Now in charge of finalising the commentary team for all cricket played in India, Raman is the guy doling out the paycheques to Bhogle and the rest. And firing those, most recently Danny Morrison and HD Ackerman, who do not follow the BCCI diktat of keeping quiet on controversial issues like the fixing scandal, the decision review system (DRS), team selection, and future India captains (the present incumbent, MS Dhoni, is close to Srinivasan and Raman).
Often accused of throwing his weight around, Raman has no qualms about denying match accreditation to media who run anti-BCCI stories; accusing ex-ICC CEO Lorgat of nepotism in what was described by an insider as the “most unpleasant meeting in ICC history”; or clashing with Mumbai Indians owner Nita Ambani, who presumably is not used to being told what to do.
“Several IPL teams are not happy dealing with him,” says a senior BCCI functionary. “His biggest problem is that he is very arrogant and has no people skills.”
One can hardly blame him. Arrogance defines the BCCI of today. And the sense of entitlement with which the Board operates now is in distinct contrast to the days, not so long ago, when bungling officials signed commercial agreements without reading them.
With the new commercial rights for all ICC events between 2015 and 2023 up for grabs, member nations are meant to sign a participation agreement. The BCCI, however, has threatened it will not unless it is given a much larger share of the ICC pie and the DRS is scrapped.

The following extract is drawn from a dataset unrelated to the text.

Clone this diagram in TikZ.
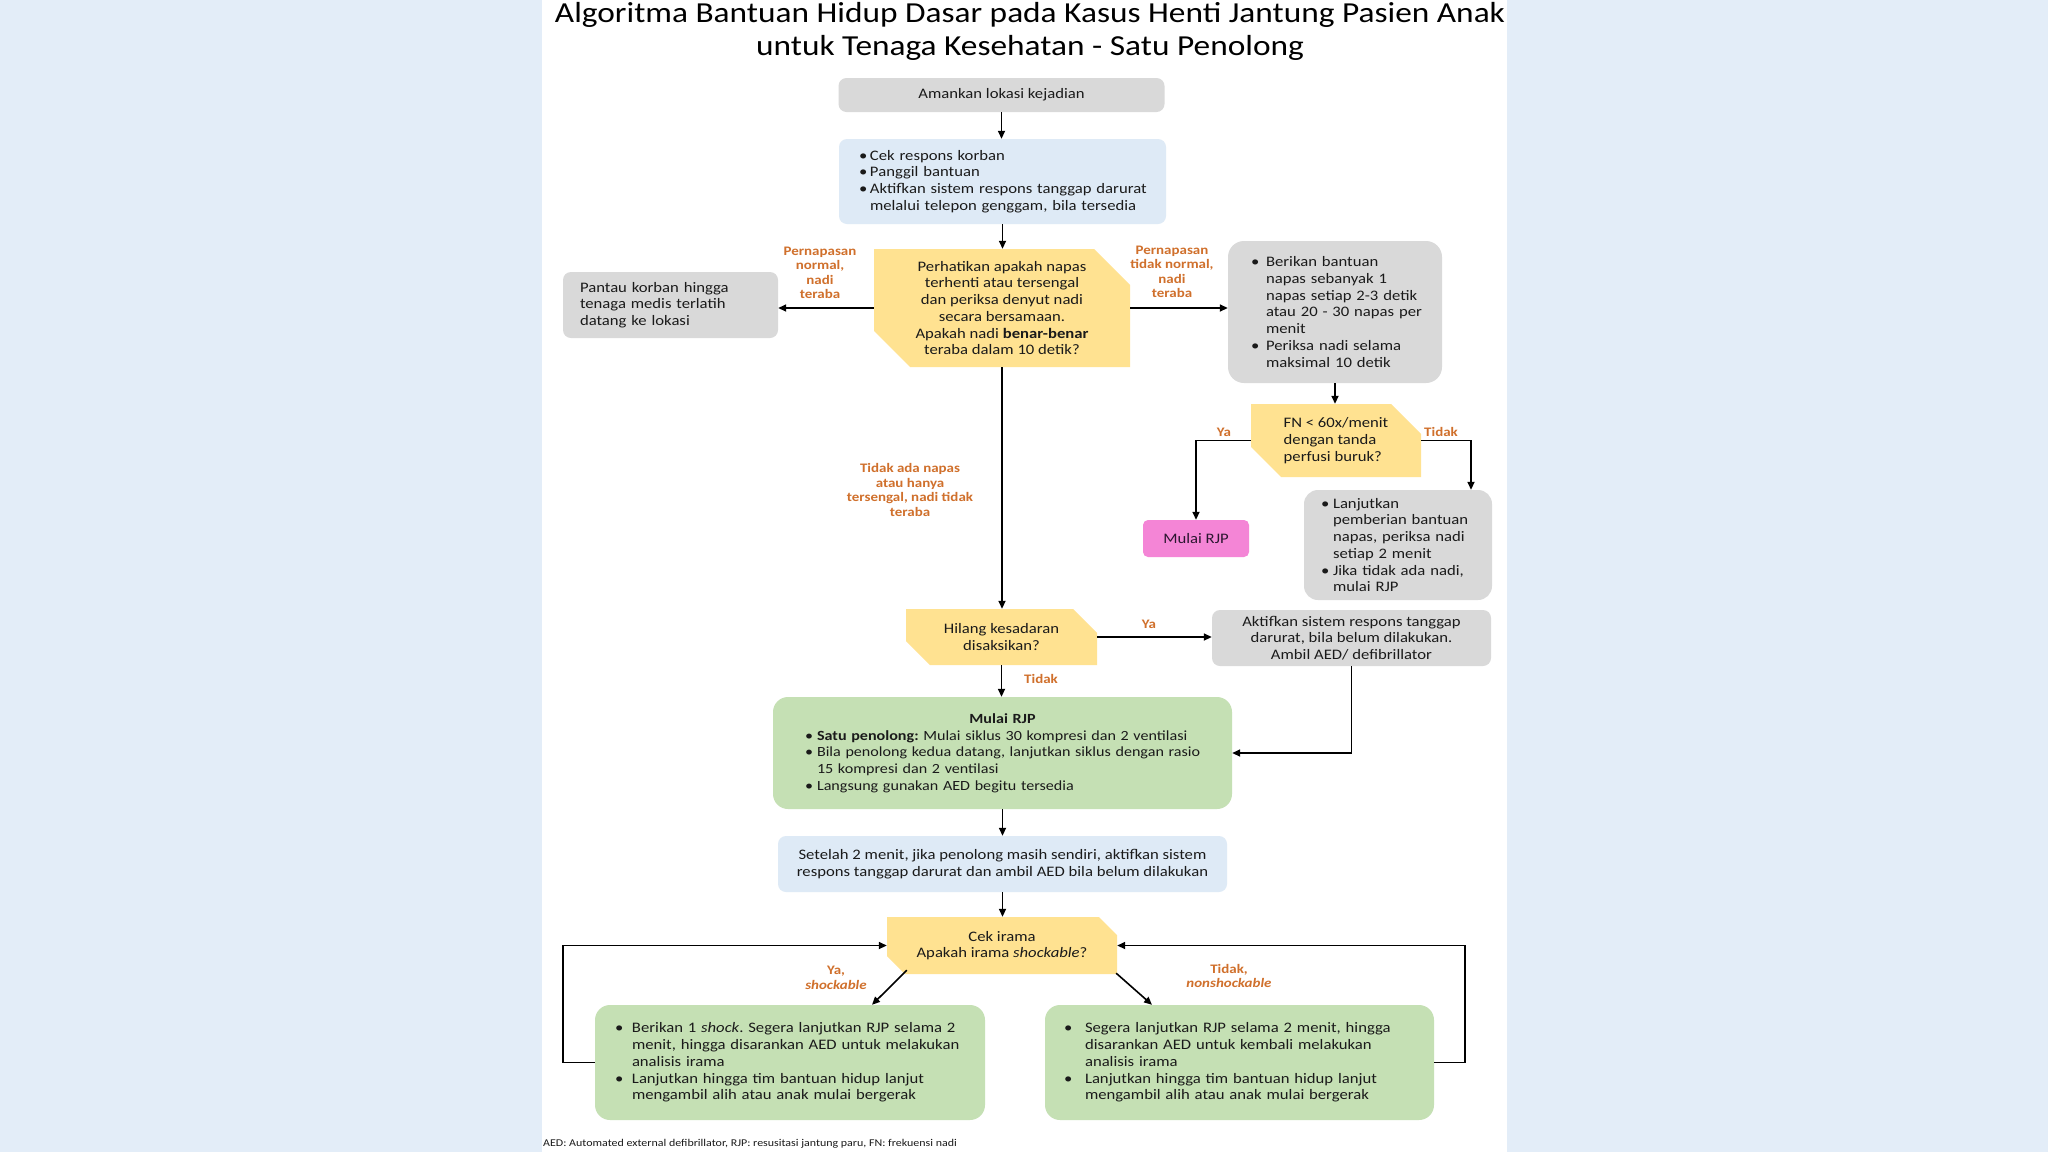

In an ominous sign that the IPL is staging a takeover of world cricket, the Board headquarters at Mumbai’s Wankhede Stadium has witnessed a dramatic shift from the BCCI office on the second floor to the IPL office on the fourth.
No surprises there: the IPL is the BCCI’s most valuable property by a distance. And when you consider that the BCCI is more powerful than the ICC and all the other national boards put together, it is not an exaggeration to say Raman is the de facto CEO of international cricket.
If, as sources in the BCCI reveal, the Board’s goal is to make cricket a one-country sport, the IPL has paved the way. Taken to its logical extreme, the argument threatens the very existence of India’s national team; there may be no other team left in the fray.
Not content with just a two-month IPL and a three-week Champions League, IPL franchise owners are pushing for more cricket. Perhaps a mini-IPL. ‘The franchise owners might even consider going it alone: they are already claiming a bigger role in running the tournament. Rather than risk that happening, the Indian board would probably bend to their demands, to the great detriment of international cricket,’ James Astill recently wrote in The Great Tamasha: Cricket, Corruption and the Spectacular Rise of Modern India. ‘India, a country that has so enriched cricket, is now the gravest threat to its most precious traditions.’
Let there be no doubt that it all began with the IPL in 2008, and the unflinching business acumen of Lalit Modi—and, of course, Sundar Raman.